Records with drawing code
----------
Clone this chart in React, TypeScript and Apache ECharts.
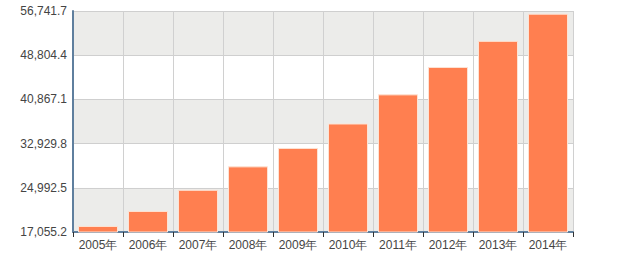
import React, { useEffect, useRef } from "react";
import * as echarts from "echarts";

const categories = ["2005年", "2006年", "2007年", "2008年", "2009年", "2010年", "2011年", "2012年", "2013年", "2014年"];
const values = [18140, 20840, 24630, 28840, 32150, 36540, 41770, 46690, 51380, 56260];
const yMin = 17055.2;
const yMax = 56741.7;
const yInterval = 7937.3;

export default function App() {
  const ref = useRef<HTMLDivElement>(null);
  useEffect(() => {
    if (!ref.current) return;
    const chart = echarts.init(ref.current, null, { renderer: "svg" });
    chart.setOption({
      animation: false,
      grid: { left: 73, right: 47, top: 11, bottom: 27 },
      xAxis: {
        type: "category",
        data: categories,
        boundaryGap: true,
        axisLine: { lineStyle: { color: "#5f7f9e", width: 2 } },
        axisTick: { show: true, interval: 0, length: 5, lineStyle: { color: "#333" } },
        axisLabel: { interval: 0, color: "#444", fontSize: 12, fontFamily: "Liberation Sans, Arial", margin: 7 },
        splitLine: { show: true, interval: 0, lineStyle: { color: "#d0d0d0", width: 1 } },
      },
      yAxis: {
        type: "value",
        min: yMin,
        max: yMax,
        interval: yInterval,
        axisLine: { show: true, lineStyle: { color: "#5f7f9e", width: 2 } },
        axisTick: { show: false },
        axisLabel: {
          color: "#444",
          fontSize: 12,
          fontFamily: "Liberation Sans, Arial",
          margin: 6,
          formatter: (v: number) =>
            v.toLocaleString("en-US", { minimumFractionDigits: 1, maximumFractionDigits: 1 }),
        },
        splitLine: { show: true, lineStyle: { color: "#cfcfcf", width: 1 } },
        splitArea: { show: true, areaStyle: { color: ["#ececea", "#ffffff"] } },
      },
      series: [
        {
          type: "bar",
          data: values,
          barWidth: "80%",
          itemStyle: { color: "#ff7f50", borderColor: "#fde3d4", borderWidth: 1 },
        },
      ],
    });
    return () => chart.dispose();
  }, []);
  return <div ref={ref} style={{ width: 620, height: 259, position: "absolute", left: 0, top: 0 }} />;
}
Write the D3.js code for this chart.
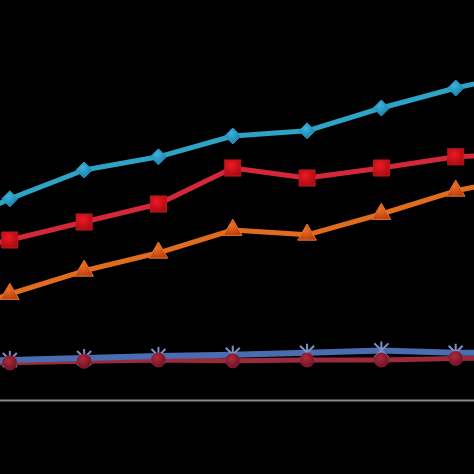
<!DOCTYPE html>
<html>
<head>
<meta charset="utf-8">
<script src="https://cdn.jsdelivr.net/npm/d3@7"></script>
<style>
  html, body { margin: 0; padding: 0; background: #000; }
  svg { display: block; }
</style>
</head>
<body>
<div id="chart"></div>
<script>
// categories (first and last fall just outside the visible frame)
var categories = ["0", "1", "2", "3", "4", "5", "6", "7", "8"];

// series values
var diamondSeries  = [42, 50.3, 57.5, 60.8, 66, 67.3, 73, 78, 82];
var squareSeries   = [36, 40, 44.5, 49, 58, 55.5, 58, 60.8, 61.5];
var triangleSeries = [20, 26.5, 32.3, 36.8, 42.5, 41.3, 46.5, 52.3, 56];
var starSeries     = [9.5, 10, 10.5, 11, 11.3, 11.8, 12.4, 11.8, 11.8];
var circleSeries   = [9, 9.3, 9.7, 10, 9.8, 10, 10, 10.4, 10.5];

var width = 474, height = 474;

var svg = d3.select("#chart").append("svg")
    .attr("width", width)
    .attr("height", height)
    .style("background", "#000");

var x = d3.scalePoint()
    .domain(categories)
    .range([-64.5, 530]);

var y = d3.scaleLinear()
    .domain([0, 100])
    .range([400, 0]);

// glossy fills for the markers
var defs = svg.append("defs");
function gloss(id, light, dark) {
    var g = defs.append("radialGradient")
        .attr("id", id)
        .attr("cx", "40%").attr("cy", "35%").attr("r", "70%");
    g.append("stop").attr("offset", "0%").attr("stop-color", light);
    g.append("stop").attr("offset", "100%").attr("stop-color", dark);
}
gloss("gDiamond", "#3cb4dc", "#157ca6");
gloss("gSquare", "#f01822", "#a80c14");
gloss("gTriangle", "#f07020", "#b83c10");
gloss("gCircle", "#b02a3c", "#6a1020");

// x axis line
svg.append("line")
    .attr("x1", 0).attr("x2", width)
    .attr("y1", y(0) + 0.5).attr("y2", y(0) + 0.5)
    .attr("stroke", "#8a8a8a")
    .attr("stroke-width", 2);

var line = d3.line()
    .x(function(d, i) { return x(categories[i]); })
    .y(function(d) { return y(d); });

function drawLine(data, color, w) {
    svg.append("path")
        .datum(data)
        .attr("fill", "none")
        .attr("stroke", color)
        .attr("stroke-width", w)
        .attr("stroke-linejoin", "round")
        .attr("d", line);
}

// bottom pair
drawLine(circleSeries, "#9c2a3c", 5);
drawLine(starSeries, "#4a6cb0", 6);

svg.selectAll(".star")
    .data(starSeries)
    .enter().append("path")
    .attr("class", "star")
    .attr("transform", function(d, i) { return "translate(" + x(categories[i]) + "," + y(d) + ")"; })
    .attr("d", "M-7,-7L7,7M7,-7L-7,7M0,-9L0,9")
    .attr("stroke", "#7f90c4")
    .attr("stroke-width", 2)
    .attr("fill", "none");

svg.selectAll(".dot")
    .data(circleSeries)
    .enter().append("circle")
    .attr("class", "dot")
    .attr("cx", function(d, i) { return x(categories[i]); })
    .attr("cy", function(d) { return y(d); })
    .attr("r", 7)
    .attr("fill", "url(#gCircle)")
    .attr("stroke", "#8a2036")
    .attr("stroke-width", 1);

// upper three
drawLine(triangleSeries, "#e26c1e", 5);
drawLine(squareSeries, "#d4283a", 5);
drawLine(diamondSeries, "#2ea3c6", 5);

svg.selectAll(".tri")
    .data(triangleSeries)
    .enter().append("path")
    .attr("class", "tri")
    .attr("transform", function(d, i) { return "translate(" + x(categories[i]) + "," + y(d) + ")"; })
    .attr("d", d3.symbol().type(d3.symbolTriangle).size(150))
    .attr("fill", "url(#gTriangle)")
    .attr("stroke", "#e07828")
    .attr("stroke-width", 1);

svg.selectAll(".sq")
    .data(squareSeries)
    .enter().append("rect")
    .attr("class", "sq")
    .attr("x", function(d, i) { return x(categories[i]) - 8; })
    .attr("y", function(d) { return y(d) - 8; })
    .attr("width", 16)
    .attr("height", 16)
    .attr("fill", "url(#gSquare)")
    .attr("stroke", "#c01822")
    .attr("stroke-width", 1);

svg.selectAll(".dia")
    .data(diamondSeries)
    .enter().append("path")
    .attr("class", "dia")
    .attr("transform", function(d, i) { return "translate(" + x(categories[i]) + "," + y(d) + ")"; })
    .attr("d", "M0,-8L8,0L0,8L-8,0Z")
    .attr("fill", "url(#gDiamond)")
    .attr("stroke", "#2a9cc4")
    .attr("stroke-width", 1);
</script>
</body>
</html>
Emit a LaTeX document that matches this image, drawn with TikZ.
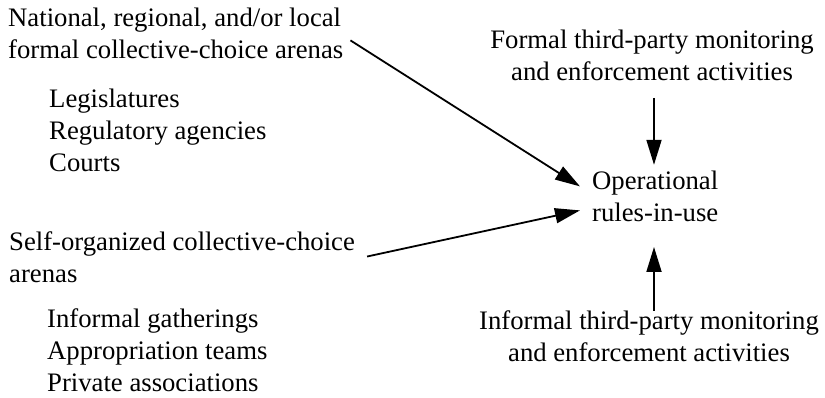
\documentclass[tikz,border=0pt]{standalone}
\usepackage{fontspec}
\setmainfont{Liberation Serif}
\usetikzlibrary{arrows.meta}

\begin{document}
\begin{tikzpicture}[x=1pt, y=-1pt,
  txt/.style={inner sep=0pt, font=\fontsize{26.7}{32}\selectfont},
  arr/.style={line width=1.8pt, -{Triangle[length=25pt,width=15pt]}}]
\useasboundingbox (0,0) rectangle (825,398);
%\draw[very thin,color=gray] (0,0) grid[step=50] (825,398);

% left column
\node[txt, anchor=north west, align=left] (natl) at (8,7.8) {National, regional, and/or local\\formal collective-choice arenas};
\node[txt, anchor=north west, align=left] (legis) at (49,88.8) {Legislatures\\Regulatory agencies\\Courts};
\node[txt, anchor=north west, align=left] (self) at (9,231.8) {Self-organized collective-choice\\arenas};
\node[txt, anchor=north west, align=left] (gather) at (47,308.8) {Informal gatherings\\Appropriation teams\\Private associations};

% right column
\node[txt, anchor=north, align=center] (formal) at (652,29.8) {Formal third-party monitoring\\and enforcement activities};
\node[txt, anchor=north west, align=left] (oper) at (592,170.8) {Operational\\rules-in-use};
\node[txt, anchor=north, align=center] (informal) at (649,310.8) {Informal third-party monitoring\\and enforcement activities};

\draw[arr] ([xshift=7pt,yshift=-7pt]natl.east) -- ([xshift=-12pt,yshift=10pt]oper.west);
\draw[arr] ([xshift=12pt,yshift=1pt]self.east) -- ([xshift=-12pt,yshift=-14pt]oper.west);
\draw[arr] ([xshift=2pt,yshift=-17pt]formal.south) -- ([xshift=2pt,yshift=6pt]formal.south |- oper.north);
\draw[arr] ([xshift=5pt]informal.north) -- ([xshift=5pt,yshift=-25pt]informal.north |- oper.south);

\end{tikzpicture}
\end{document}
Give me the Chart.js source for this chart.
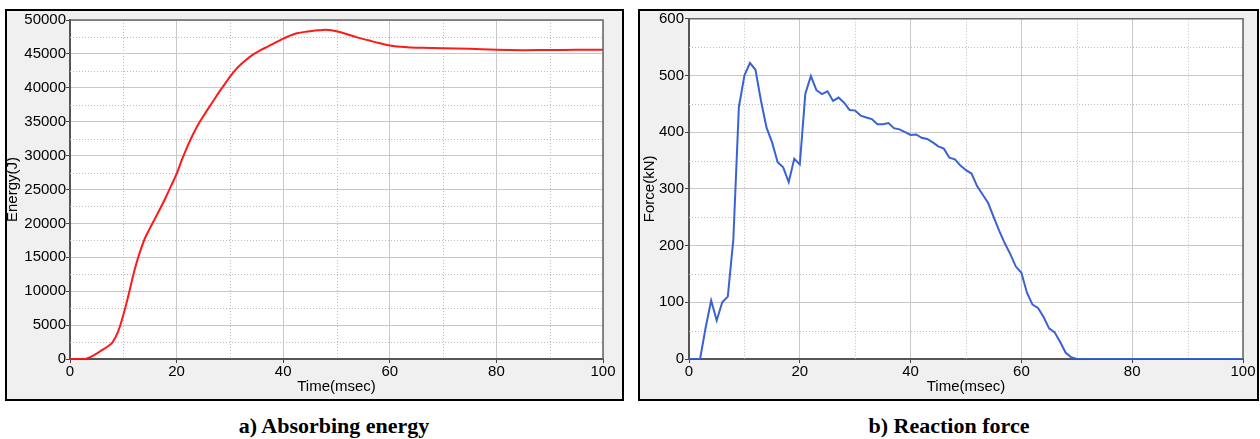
----------
Print the entries as they stand, first line through the line holding "import * as", with every picture removed.

Clone this chart in React, TypeScript and Apache ECharts.
import React, { useEffect, useRef } from "react";
import * as echarts from "echarts";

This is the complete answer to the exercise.